- What the exercise asks:
Copy out each line that mentions the word "with".

- Records for the task:
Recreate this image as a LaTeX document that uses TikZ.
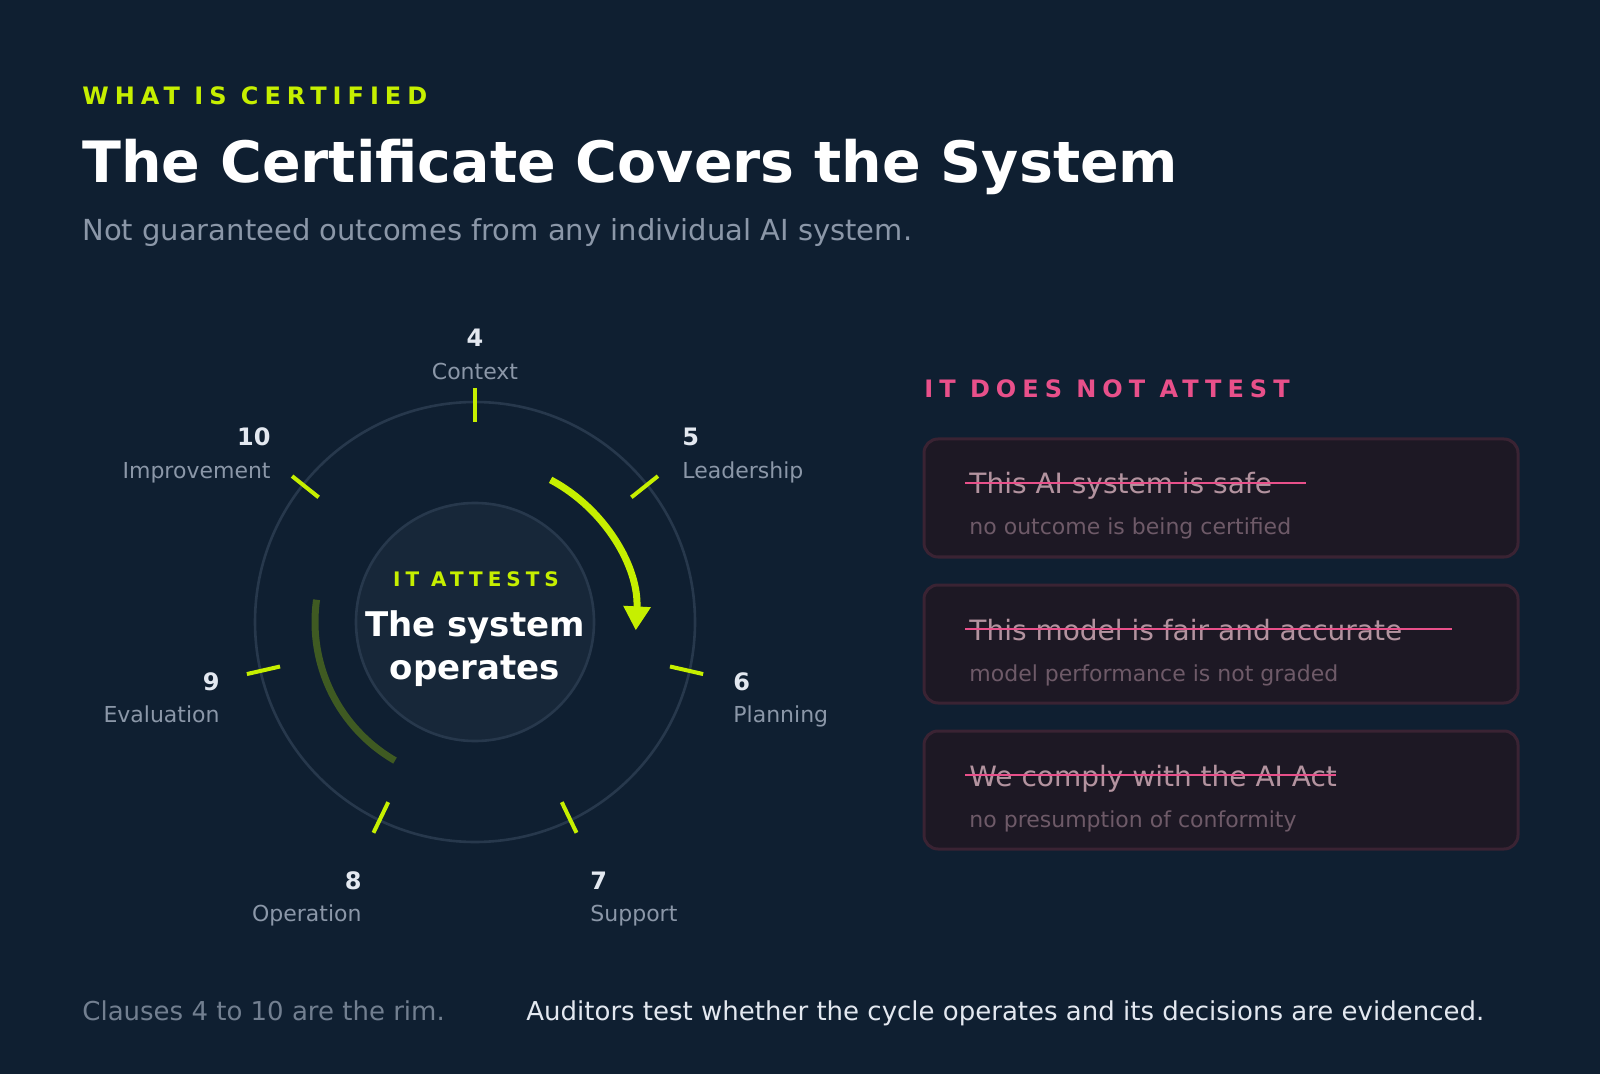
\documentclass[tikz,border=0pt]{standalone}
\usepackage{fontspec}
\setmainfont{DejaVu Sans}
\usetikzlibrary{arrows.meta,calc}
\definecolor{bg}{HTML}{0F1F31}
\definecolor{lime}{HTML}{C6EF00}
\definecolor{dlime}{HTML}{3F5A22}
\definecolor{gry}{HTML}{8B97A8}
\definecolor{rim}{HTML}{27384C}
\definecolor{hub}{HTML}{172739}
\definecolor{pink}{HTML}{E8508A}
\definecolor{cardf}{HTML}{1D1824}
\definecolor{cards}{HTML}{3A2333}
\definecolor{strk}{HTML}{B3939F}
\definecolor{subc}{HTML}{6E5A68}
\definecolor{numc}{HTML}{E3E8F0}
\begin{document}
\begin{tikzpicture}[x=0.5pt,y=-0.5pt,
  num/.style={font=\fontsize{12}{14}\selectfont\bfseries, text=numc, inner sep=0},
  lab/.style={font=\fontsize{11}{13}\selectfont, text=gry, inner sep=0},
  tick/.style={lime, line width=2pt},
  card/.style={draw=cards, fill=cardf, line width=1.5pt, rounded corners=7pt},
  ctitle/.style={font=\fontsize{14}{16}\selectfont, text=strk, anchor=base west, inner sep=0},
  csub/.style={font=\fontsize{11}{13}\selectfont, text=subc, anchor=base west, inner sep=0},
  strike/.style={pink, line width=1.3pt}]
\useasboundingbox (0,0) rectangle (1600,1074);
\fill[bg] (0,0) rectangle (1600,1074);
% header
\node[anchor=base west, inner sep=0, text=lime, font=\fontsize{12}{14}\selectfont\bfseries\addfontfeatures{LetterSpace=25}] (kick) at (82,105) {WHAT IS CERTIFIED};
\node[anchor=base west, inner sep=0, text=white, font=\fontsize{28.5}{32}\selectfont\bfseries] (title) at (82,183) {The Certificate Covers the System};
\node[anchor=base west, inner sep=0, text=gry, font=\fontsize{14.5}{17}\selectfont] (sub) at (82,241) {Not guaranteed outcomes from any individual AI system.};
% cycle
\coordinate (C) at (475,622);
\draw[rim, line width=1.3pt] (C) circle[radius=220];
\node[circle, draw=rim, fill=hub, line width=1.3pt, minimum size=119pt, inner sep=0] (hub) at (C) {};
\foreach \k in {0,...,6}{
  \pgfmathsetmacro\a{-(90-\k*360/7)}
  \draw[tick] ($(C)+(\a:200)$) -- ($(C)+(\a:234)$);
}
\draw[lime, line width=3.5pt, -{Triangle[length=12pt,width=13pt]}] (C) ++(-62:161) arc[start angle=-62, end angle=3, radius=161];
\draw[dlime, line width=3.5pt] (C) ++(-172:160) arc[start angle=-172, end angle=-240, radius=160];
\node[anchor=base, inner sep=0, text=lime, font=\fontsize{10}{12}\selectfont\bfseries\addfontfeatures{LetterSpace=25}] (att) at (476,587) {IT ATTESTS};
\node[anchor=base, inner sep=0, text=white, font=\fontsize{17}{20}\selectfont\bfseries] (sys1) at (475,636) {The system};
\node[anchor=base, inner sep=0, text=white, font=\fontsize{17}{20}\selectfont\bfseries] (sys2) at (475,679) {operates};
% labels
\node[num, anchor=base] (n4) at (475,347) {4};
\node[lab, anchor=base] (l4) at (475,380) {Context};
\node[num, anchor=base west] (n5) at (682,446) {5};
\node[lab, anchor=base west] (l5) at (682,479) {Leadership};
\node[num, anchor=base east] (n10) at (271,446) {10};
\node[lab, anchor=base east] (l10) at (271,479) {Improvement};
\node[num, anchor=base west] (n6) at (733,690) {6};
\node[lab, anchor=base west] (l6) at (733,722) {Planning};
\node[num, anchor=base east] (n9) at (220,690) {9};
\node[lab, anchor=base east] (l9) at (220,722) {Evaluation};
\node[num, anchor=base west] (n7) at (590,889) {7};
\node[lab, anchor=base west] (l7) at (590,921) {Support};
\node[num, anchor=base east] (n8) at (362,889) {8};
\node[lab, anchor=base east] (l8) at (362,921) {Operation};
% right panel
\node[anchor=base west, inner sep=0, text=pink, font=\fontsize{12}{14}\selectfont\bfseries\addfontfeatures{LetterSpace=25}] (nat) at (924,398) {IT DOES NOT ATTEST};
\foreach \i/\t/\s/\e in {0/This AI system is safe/no outcome is being certified/1306,
                         1/This model is fair and accurate/model performance is not graded/1452,
                         2/We comply with the AI Act/no presumption of conformity/1336}{
  \pgfmathsetmacro\yy{439+\i*146}
  \draw[card] (924,\yy) rectangle (1518,\yy+118);
  \node[ctitle] (ct\i) at (969,\yy+55) {\t};
  \node[csub] (cs\i) at (969,\yy+96) {\s};
  \draw[strike] (965,\yy+44) -- (\e,\yy+44);
}
% footer
\node[anchor=base west, inner sep=0, text=gry!80!bg, font=\fontsize{13}{15}\selectfont] (f1) at (82,1020) {Clauses 4 to 10 are the rim.};
\node[anchor=base west, inner sep=0, text=numc, font=\fontsize{13}{15}\selectfont] (f2) at (526,1020) {Auditors test whether the cycle operates and its decisions are evidenced.};
\end{tikzpicture}
\end{document}
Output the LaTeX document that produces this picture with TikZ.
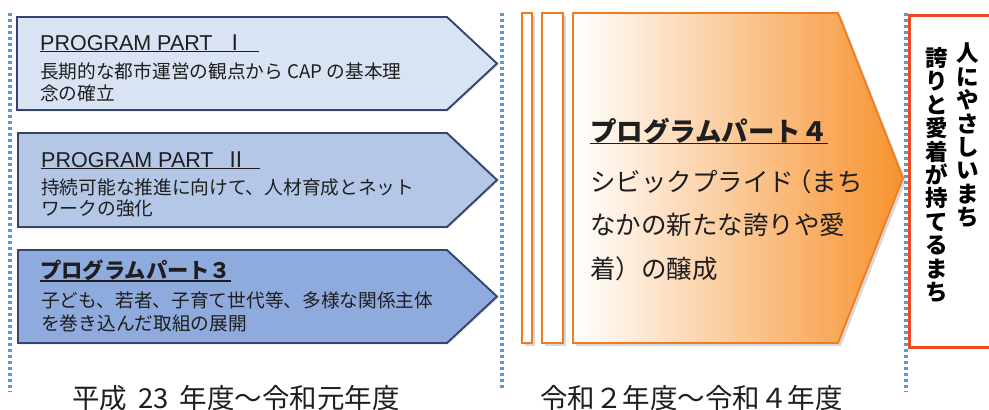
\documentclass[tikz,border=0pt]{standalone}
\usepackage{fontspec}
\setmainfont{Noto Sans CJK JP}
\newfontfamily\latinsf{Liberation Sans}
\usetikzlibrary{shadows}
\definecolor{boxA}{HTML}{DAE3F3}
\definecolor{boxB}{HTML}{B4C7E7}
\definecolor{boxC}{HTML}{8FAADC}
\definecolor{navyline}{HTML}{33456A}
\definecolor{dotblue}{HTML}{5B9BD5}
\definecolor{orangeline}{HTML}{F07C22}
\definecolor{orangefill}{HTML}{F7922E}
\definecolor{redline}{HTML}{EE4A22}
\definecolor{txt}{HTML}{1E1E1E}
\newcommand\myul[2][2.2pt]{\setbox0\hbox{#2}\rlap{\rule[-#1]{\wd0}{1.4pt}}\box0}
\begin{document}
\begin{tikzpicture}[x=1pt,y=-1pt,
  progbox/.style={draw=navyline, line width=1.9pt, line join=miter,
    drop shadow={opacity=0.18, shadow xshift=1.5pt, shadow yshift=-1.5pt}},
  dotline/.style={draw=dotblue, line width=3.2pt, dash pattern=on 3pt off 3pt},
  orangebar/.style={draw=orangeline, line width=1.8pt, fill=white,
    drop shadow={opacity=0.3, shadow xshift=3pt, shadow yshift=-3pt}},
  titletxt/.style={anchor=base west, inner sep=0pt, text=txt, font=\fontsize{21.5}{24}\selectfont},
  bodytxt/.style={anchor=base west, inner sep=0pt, text=txt, font=\fontsize{18.7}{22}\selectfont},
  bigtxt/.style={anchor=base west, inner sep=0pt, text=txt, font=\fontsize{25.5}{30}\selectfont},
  yeartxt/.style={anchor=base west, inner sep=0pt, text=txt, font=\fontsize{27.5}{30}\selectfont},
  vtxt/.style={anchor=north, inner sep=0pt, align=center, text=black, font=\bfseries\fontsize{22.5}{23.4}\selectfont}
]
\useasboundingbox (0,0) rectangle (989,410);
\fill[white] (0,0) rectangle (989,410);

% dotted separators
\draw[dotline] (10,13) -- (10,392);
\draw[dotline] (502,13) -- (502,390);

% left program boxes
\path[progbox, fill=boxA] (17,17) -- (447,17) -- (497,63.5) -- (447,110) -- (17,110) -- cycle;
\path[progbox, fill=boxB] (18,133) -- (447,133) -- (497,180) -- (447,227) -- (18,227) -- cycle;
\path[progbox, fill=boxC] (18,250) -- (447,250) -- (497,296.5) -- (447,343) -- (18,343) -- cycle;

% box 1 text
\node[titletxt] (t1) at (40,50) {\myul{{\latinsf PROGRAM PART}\makebox[46pt]{Ⅰ}}};
\node[bodytxt] (b1a) at (40,78) {長期的な都市運営の観点から CAP の基本理};
\node[bodytxt] (b1b) at (40,100) {念の確立};
% box 2 text
\node[titletxt] (t2) at (41,167) {\myul{{\latinsf PROGRAM PART}\makebox[46pt]{Ⅱ}}};
\node[bodytxt] (b2a) at (41,194) {持続可能な推進に向けて、人材育成とネット};
\node[bodytxt] (b2b) at (41,215) {ワークの強化};
% box 3 text
\node[titletxt, font=\bfseries\fontsize{21.3}{24}\selectfont] (t3) at (40,278) {\myul[3.5pt]{プログラムパート３}};
\node[bodytxt] (b3a) at (41,307) {子ども、若者、子育て世代等、多様な関係主体};
\node[bodytxt] (b3b) at (41,330) {を巻き込んだ取組の展開};

% year label left
\node[yeartxt] (y1) at (72,408) {平成\hspace{11pt}23\hspace{11pt}年度～令和元年度};

% orange bars and arrow
\path[orangebar] (522,13) rectangle (532,343);
\path[orangebar] (542,13) rectangle (563,343);
\path[draw=orangeline, line width=1.8pt, line join=miter, left color=white, right color=orangefill,
  drop shadow={opacity=0.3, shadow xshift=3pt, shadow yshift=-3pt}]
  (573,13) -- (838,13) -- (903,178) -- (838,343) -- (573,343) -- cycle;

\node[bigtxt, font=\bfseries\fontsize{26.5}{30}\selectfont] (t4) at (590,141) {\myul[3pt]{プログラムパート４}};
\node[bigtxt] (b4a) at (590,191) {シビックプライド\kern-8pt（まち};
\node[bigtxt] (b4b) at (590,234) {なかの新たな誇りや愛};
\node[bigtxt] (b4c) at (590,278) {着）の醸成};

% year label right
\node[yeartxt] (y2) at (540,408) {令和２年度～令和４年度};

% right box
\draw[dotline] (906,13) -- (906,392);
\draw[redline, line width=3pt, fill=white] (909,15) rectangle (1000,347);
\node[vtxt] (v1) at (968,43) {人\\に\\や\\さ\\し\\い\\ま\\ち};
\node[vtxt] (v2) at (937,47) {誇\\り\\と\\愛\\着\\が\\持\\て\\る\\ま\\ち};
\end{tikzpicture}
\end{document}
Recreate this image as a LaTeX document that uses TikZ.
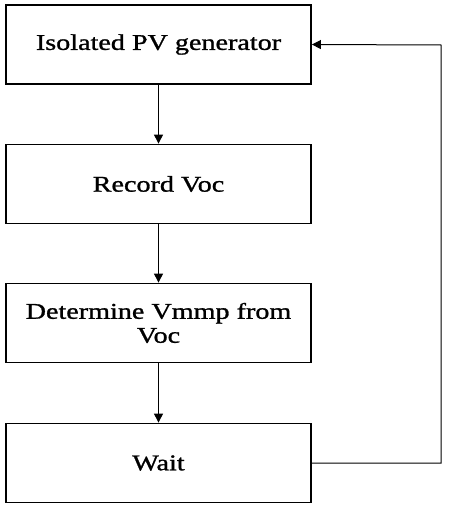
\documentclass[tikz,border=0pt]{standalone}
\usepackage{fontspec}
\usetikzlibrary{arrows.meta}
\newfontfamily\boxfont[FakeStretch=1.25,FakeBold=1.2]{Liberation Serif}
\begin{document}
\begin{tikzpicture}[x=1pt,y=-1pt,
  boxstyle/.style={draw, line width=1.8pt, minimum width=305pt, minimum height=79pt, inner sep=0pt, align=center, font=\boxfont\fontsize{22.5}{24}\selectfont},
  flow/.style={line width=1pt, -{Triangle[length=9pt,width=9pt]}}]
\useasboundingbox (0,0) rectangle (474,506);
\node[boxstyle] (b1) at (158.5,44.5) {Isolated PV generator};
\node[boxstyle] (b2) at (158.5,184) {Record Voc};
\node[boxstyle] (b3) at (158.5,323) {Determine Vmmp from\\Voc};
\node[boxstyle] (b4) at (158.5,463) {Wait};
\coordinate (c1) at (441,463);
\coordinate (c2) at (441,45);
\draw[flow] (b1) -- (b2);
\draw[flow] (b2) -- (b3);
\draw[flow] (b3) -- (b4);
\draw[flow] (b4.east) -- (c1) -- (c2) -- (b1.east);
\end{tikzpicture}
\end{document}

- Reply to the exercise:
                         2/We comply with the AI Act/no presumption of conformity/1336}{
Output the LaTeX document that produces this picture with TikZ.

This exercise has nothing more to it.